Exhibiting artist Graziela Kunsch will present the artist talk “The Refusal of the Artwork” on February 14. Blind Field, curated by KAM curator of Contemporary Art Tumelo Mosaka and Irene V. Small, professor of Art History and Archaeology, Princeton University, will travel to the Eli and Edythe Broad Art Museum at Michigan State University where it will open on June 7.

KAM invited internationally acclaimed South African artist Moshekwa Langa to create an installation in dialogue with Encounters: The Arts of Africa, KAM’s new gallery dedicated to its African collection. By using the idea of the biography or life history of African objects as a point of departure, Counterpoints: Moshekwa Langa, In and Out of Africa (January 25 through May 12, 2013), draws on material(s) from the many places he has called home and from his journeys in between. Through portraiture, color, script-strewn images, collage-like maps, and imaginary vistas comprised of everyday objects, Langa’s work resists category and loosens the grip that conventional understandings of culture, origin, and place have had on art made by Africans. Counterpoints, organized by KAM curator of African Art Allyson Purpura, will feature a talk with the artist on February 21.

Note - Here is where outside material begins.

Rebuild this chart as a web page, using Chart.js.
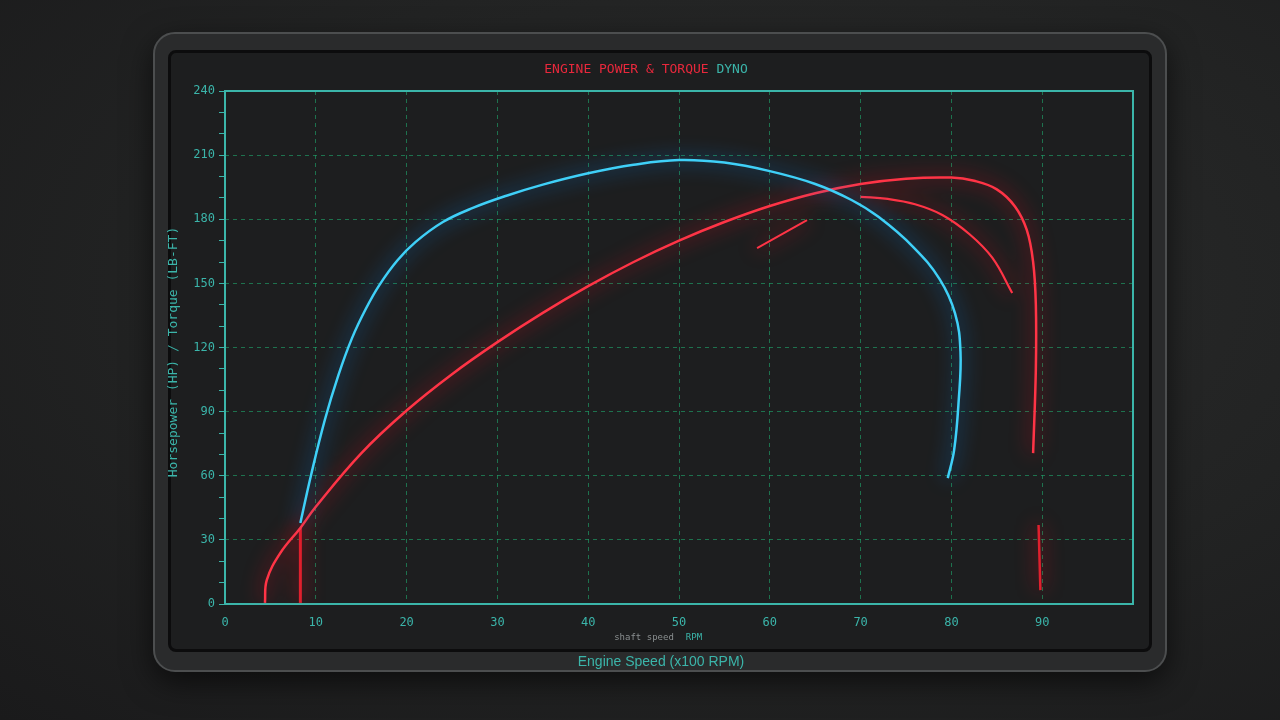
<!DOCTYPE html>
<html lang="en">
<head>
    <meta charset="UTF-8">
    <title>Engine Power &amp; Torque Dyno</title>
    <script src="https://cdn.jsdelivr.net/npm/chart.js"></script>
    <style>
        html, body {
            margin: 0;
            width: 1280px;
            height: 720px;
            overflow: hidden;
            background: radial-gradient(ellipse at 60% 40%, #2b2c2c 0%, #222323 55%, #1a1a1b 100%);
        }
        .bezel {
            position: absolute;
            left: 153px; top: 32px;
            width: 1010px; height: 636px;
            border: 2px solid #4c4e4f;
            border-radius: 22px;
            background: #2a2b2c;
            box-shadow: 0 10px 30px rgba(0, 0, 0, 0.6);
        }
        .screen {
            position: absolute;
            left: 168px; top: 50px;
            width: 978px; height: 596px;
            border: 3px solid #0c0c0d;
            border-radius: 8px;
            background: #1d1e1f;
        }
        canvas {
            position: absolute;
            left: 0; top: 0;
        }
    </style>
</head>
<body>
    <div class="bezel"></div>
    <div class="screen"></div>
    <canvas id="dynoChart" width="1280" height="720"></canvas>

    <script>
        // engine speed in x100 rpm, output on the left scale
        const powerCurve = [
            {x: 8.3, y: 37.9}, {x: 9.5, y: 60.7}, {x: 11, y: 86.2}, {x: 12.5, y: 107.2},
            {x: 14, y: 124.5}, {x: 15.5, y: 138}, {x: 17, y: 149.2}, {x: 19, y: 160.8},
            {x: 21, y: 169.4}, {x: 24, y: 178.7}, {x: 27.3, y: 185.3}, {x: 31, y: 191},
            {x: 35, y: 196.2}, {x: 40, y: 201.5}, {x: 45, y: 205.5}, {x: 50, y: 207.7},
            {x: 55, y: 206.5}, {x: 60, y: 202.5}, {x: 65, y: 196.5}, {x: 69, y: 189},
            {x: 72, y: 181}, {x: 75.8, y: 167}, {x: 78.7, y: 152}, {x: 80.4, y: 136},
            {x: 81, y: 118}, {x: 80.8, y: 95}, {x: 80.3, y: 72}, {x: 79.6, y: 58.9}
        ];
        const torqueCurve = [
            {x: 4.4, y: 0.5}, {x: 4.6, y: 11.2}, {x: 6.1, y: 23.9}, {x: 8.3, y: 35.6},
            {x: 10, y: 45.5}, {x: 15, y: 70.5}, {x: 20, y: 90.5}, {x: 25, y: 107.5},
            {x: 30, y: 122.5}, {x: 35, y: 136.2}, {x: 40, y: 148.7}, {x: 45, y: 160},
            {x: 50, y: 170}, {x: 55, y: 178.7}, {x: 60, y: 186.2}, {x: 65, y: 192.2},
            {x: 70, y: 196.5}, {x: 75, y: 199}, {x: 80, y: 199.5}, {x: 82.5, y: 198},
            {x: 85, y: 194}, {x: 87, y: 186}, {x: 88.3, y: 175}, {x: 89, y: 160},
            {x: 89.3, y: 140}, {x: 89.3, y: 110}, {x: 89.0, y: 70.6}
        ];
        const torqueRun2 = [
            {x: 70, y: 190.5}, {x: 73, y: 189.5}, {x: 76, y: 187}, {x: 79, y: 182},
            {x: 82, y: 173}, {x: 84.5, y: 162}, {x: 86.7, y: 145.5}
        ];
        const torqueTrace = [{x: 58.6, y: 166.5}, {x: 64.1, y: 179.6}];
        const startMarker = [{x: 8.3, y: 35.6}, {x: 8.3, y: 0.5}];
        const endMarker = [{x: 89.6, y: 37.0}, {x: 89.8, y: 6.5}];

        const yMax = 240;
        const yLabelStep = 30;
        const yMinorStep = 10;
        const xMax = 100;
        const xStep = 10;

        const teal = '#3bb5aa';
        const gridGreen = 'rgba(30, 160, 105, 0.65)';
        const monoFont = 'DejaVu Sans Mono';

        function curve(label, data, color, glow, width) {
            return {
                label: label,
                data: data,
                showLine: true,
                borderColor: color,
                borderWidth: width,
                pointRadius: 0,
                tension: 0.4,
                fill: false,
                glowColor: glow
            };
        }

        const glowPlugin = {
            id: 'glow',
            beforeDatasetDraw(chart, args) {
                const ctx = chart.ctx;
                ctx.save();
                ctx.shadowColor = args.meta._dataset.glowColor || 'transparent';
                ctx.shadowBlur = 20;
            },
            afterDatasetDraw(chart) {
                chart.ctx.restore();
            }
        };

        const frameAndText = {
            id: 'frameAndText',
            beforeDatasetsDraw(chart) {
                const {ctx, chartArea: a} = chart;
                ctx.save();
                ctx.strokeStyle = teal;
                ctx.lineWidth = 2;
                ctx.strokeRect(a.left, a.top, a.right - a.left, a.bottom - a.top);
                ctx.restore();
            },
            afterDraw(chart) {
                const ctx = chart.ctx;
                ctx.save();
                // two-colour title
                ctx.font = '13px ' + monoFont;
                ctx.textBaseline = 'middle';
                const t1 = 'ENGINE POWER & TORQUE', t2 = ' DYNO';
                const w1 = ctx.measureText(t1).width, w2 = ctx.measureText(t2).width;
                let x = 646 - (w1 + w2) / 2;
                ctx.fillStyle = '#e8283c';
                ctx.fillText(t1, x, 70);
                ctx.fillStyle = teal;
                ctx.fillText(t2, x + w1, 70);

                // y title, vertical
                ctx.translate(174, 352);
                ctx.rotate(-Math.PI / 2);
                ctx.textAlign = 'center';
                ctx.font = '13px ' + monoFont;
                ctx.fillStyle = teal;
                ctx.fillText('Horsepower (HP) / Torque (LB-FT)', 0, 0);
                ctx.setTransform(1, 0, 0, 1, 0, 0);
                ctx.scale(chart.currentDevicePixelRatio, chart.currentDevicePixelRatio);

                // small caption under the axis and the x title
                ctx.textAlign = 'center';
                ctx.font = '9px ' + monoFont;
                ctx.fillStyle = '#8a8f90';
                ctx.fillText('shaft speed', 644, 638);
                ctx.fillStyle = teal;
                ctx.fillText('RPM', 694, 638);
                ctx.font = '14px "Liberation Sans"';
                ctx.fillStyle = teal;
                ctx.fillText('Engine Speed (x100 RPM)', 661, 662);
                ctx.restore();
            }
        };

        new Chart(document.getElementById('dynoChart'), {
            type: 'scatter',
            data: {
                datasets: [
                    curve('Power', powerCurve, '#3fd0f8', '#0a8cff', 2.5),
                    curve('Torque', torqueCurve, '#ff3446', '#ff0a1e', 2.5),
                    curve('Torque run 2', torqueRun2, '#ff3446', '#ff0a1e', 2.2),
                    curve('Torque trace', torqueTrace, '#ff3446', '#ff0a1e', 2),
                    curve('Start', startMarker, '#e0202e', '#ff0a1e', 3),
                    curve('End', endMarker, '#e0202e', '#ff0a1e', 2.5)
                ]
            },
            plugins: [glowPlugin, frameAndText],
            options: {
                responsive: false,
                animation: false,
                layout: {
                    padding: {left: 165, right: 147, top: 91, bottom: 76}
                },
                plugins: {
                    legend: {display: false},
                    tooltip: {enabled: false}
                },
                scales: {
                    x: {
                        type: 'linear',
                        min: 0,
                        max: xMax,
                        afterFit: function(scale) { scale.height = 40; },
                        grid: {
                            color: gridGreen,
                            drawTicks: false
                        },
                        border: {display: false, dash: [4, 4]},
                        ticks: {
                            stepSize: xStep,
                            padding: 12,
                            color: teal,
                            font: {family: monoFont, size: 12},
                            callback: function(value) {
                                return value === xMax ? '' : value;
                            }
                        }
                    },
                    y: {
                        type: 'linear',
                        min: 0,
                        max: yMax,
                        afterFit: function(scale) { scale.width = 60; },
                        grid: {
                            color: function(c) {
                                return c.tick && c.tick.value % yLabelStep === 0 ? gridGreen : 'transparent';
                            },
                            tickColor: teal,
                            tickLength: 6
                        },
                        border: {display: false, dash: [4, 4]},
                        ticks: {
                            stepSize: yMinorStep,
                            autoSkip: false,
                            padding: 4,
                            color: teal,
                            font: {family: monoFont, size: 12},
                            callback: function(value) {
                                return value % yLabelStep === 0 ? value : '';
                            }
                        }
                    }
                }
            }
        });
    </script>
</body>
</html>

On loan from the Amistad Research Center, Tulane University, Jacob Lawrence: Toussaint L’Ouverture Series (January 25 through April 28, 2013) showcases the 41 paintings on the life of Toussaint L’Ouverture, the revolutionary who helped former slaves establish the republic of Haiti in 1804. Jacob Lawrence (1917–2000) was one of the most influential and compelling painters of the twentieth century whose work focused on the struggles of historical and contemporary black culture. The exhibition is also part of the University of Illinois’s celebration of the Sesquicentennial Anniversary of the Emancipation Proclamation. Barry Gaither, executive director of the Museum of the National Center for Afro-American Artists in Boston, will present his talk “Jacob Lawrence’s Toussaint L’Ouverture Series: Historical & Art/Historical Contexts” on January 24.

Processing the Everyday (January 25 through April 28, 2013) highlights works from the museum’s permanent collection. On a daily basis, we encounter a variety of stimuli that we consciously and unconsciously digest—a limitless combination of mass media imagery, banal and mundane objects, and other elements within our immediate physical surroundings. The works in this exhibition explore the different ways we navigate these occurrences of the everyday by highlighting both subtle and deliberate processes of art making, directly calling attention to particular aspects while, at other times, slowly revealing them. It is the close examination of the artwork’s process that grants us a way into understanding and perceiving our own everyday life. Focused on the latter half of the twentieth century, Processing the Everyday features works by William Anastasi, Sam Jury, Ed Ruscha, and Andy Warhol, among others. Kathryn Koca Polite, KAM curatorial assistant, curated the exhibition.